[Records for the exercise]

· · · · ·

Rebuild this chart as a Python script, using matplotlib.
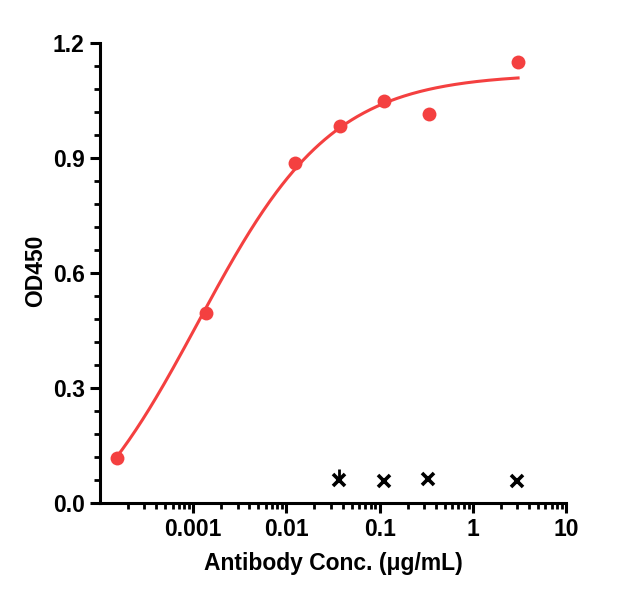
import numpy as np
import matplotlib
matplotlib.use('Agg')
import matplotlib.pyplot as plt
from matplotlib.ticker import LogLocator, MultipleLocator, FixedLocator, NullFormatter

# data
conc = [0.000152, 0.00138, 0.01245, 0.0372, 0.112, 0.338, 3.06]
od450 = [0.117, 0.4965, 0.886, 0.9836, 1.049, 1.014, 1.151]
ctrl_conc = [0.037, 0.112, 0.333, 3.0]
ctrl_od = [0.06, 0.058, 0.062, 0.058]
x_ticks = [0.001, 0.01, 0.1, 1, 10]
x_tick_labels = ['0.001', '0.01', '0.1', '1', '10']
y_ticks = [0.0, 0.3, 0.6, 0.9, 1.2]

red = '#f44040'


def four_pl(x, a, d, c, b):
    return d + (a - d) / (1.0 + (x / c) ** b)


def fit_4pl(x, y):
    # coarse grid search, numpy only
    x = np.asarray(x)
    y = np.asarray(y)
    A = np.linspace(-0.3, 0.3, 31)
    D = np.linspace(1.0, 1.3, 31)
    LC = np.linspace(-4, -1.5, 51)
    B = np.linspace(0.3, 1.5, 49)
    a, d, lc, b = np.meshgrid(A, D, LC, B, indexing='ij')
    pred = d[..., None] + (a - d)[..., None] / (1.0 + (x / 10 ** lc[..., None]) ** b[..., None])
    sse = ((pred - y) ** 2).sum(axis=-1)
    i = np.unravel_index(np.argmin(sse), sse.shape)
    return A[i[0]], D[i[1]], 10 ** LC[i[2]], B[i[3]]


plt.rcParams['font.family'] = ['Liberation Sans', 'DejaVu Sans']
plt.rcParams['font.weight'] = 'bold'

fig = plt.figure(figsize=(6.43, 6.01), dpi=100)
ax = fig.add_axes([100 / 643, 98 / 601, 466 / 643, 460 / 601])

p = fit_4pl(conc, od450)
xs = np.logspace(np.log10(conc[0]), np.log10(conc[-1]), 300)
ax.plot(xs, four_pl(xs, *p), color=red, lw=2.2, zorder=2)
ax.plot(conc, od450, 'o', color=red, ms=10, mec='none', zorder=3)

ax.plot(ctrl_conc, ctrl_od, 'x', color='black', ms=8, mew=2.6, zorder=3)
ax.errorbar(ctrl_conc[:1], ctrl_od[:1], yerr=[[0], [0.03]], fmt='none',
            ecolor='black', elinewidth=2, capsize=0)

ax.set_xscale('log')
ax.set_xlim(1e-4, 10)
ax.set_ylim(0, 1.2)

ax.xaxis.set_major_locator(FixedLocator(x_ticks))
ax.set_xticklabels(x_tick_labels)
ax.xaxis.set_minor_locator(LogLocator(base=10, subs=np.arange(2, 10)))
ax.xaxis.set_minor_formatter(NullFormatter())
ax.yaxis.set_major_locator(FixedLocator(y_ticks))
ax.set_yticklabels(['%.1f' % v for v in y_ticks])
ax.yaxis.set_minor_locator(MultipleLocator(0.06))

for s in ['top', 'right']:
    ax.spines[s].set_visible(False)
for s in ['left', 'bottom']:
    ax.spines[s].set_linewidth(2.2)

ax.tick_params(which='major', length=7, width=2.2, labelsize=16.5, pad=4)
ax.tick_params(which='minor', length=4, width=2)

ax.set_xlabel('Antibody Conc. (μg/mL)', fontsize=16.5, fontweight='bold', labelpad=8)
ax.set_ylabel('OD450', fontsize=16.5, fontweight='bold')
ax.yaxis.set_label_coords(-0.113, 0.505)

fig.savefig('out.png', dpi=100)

· · · · ·

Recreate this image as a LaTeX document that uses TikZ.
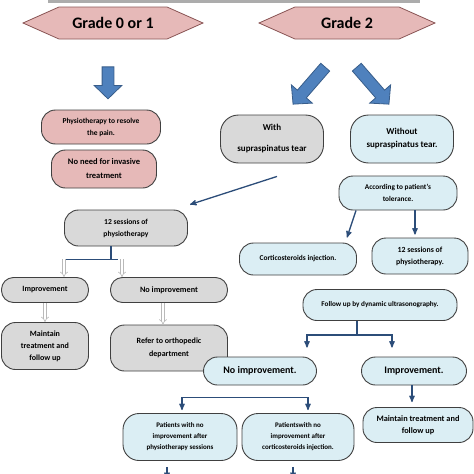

· · · · ·

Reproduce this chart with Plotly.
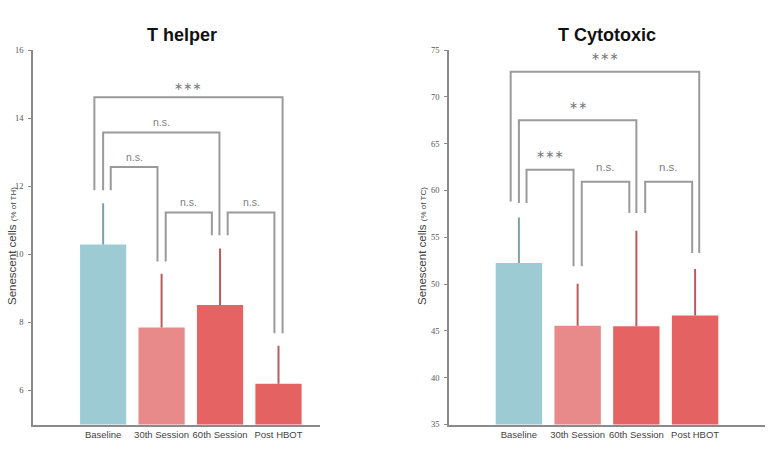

· · · · ·

[Exercise] Locate the word "chart" in the data above. Copy every line carrying it.

[Finished exercise]
Rebuild this chart as a Python script, using matplotlib.
Reproduce this chart with Plotly.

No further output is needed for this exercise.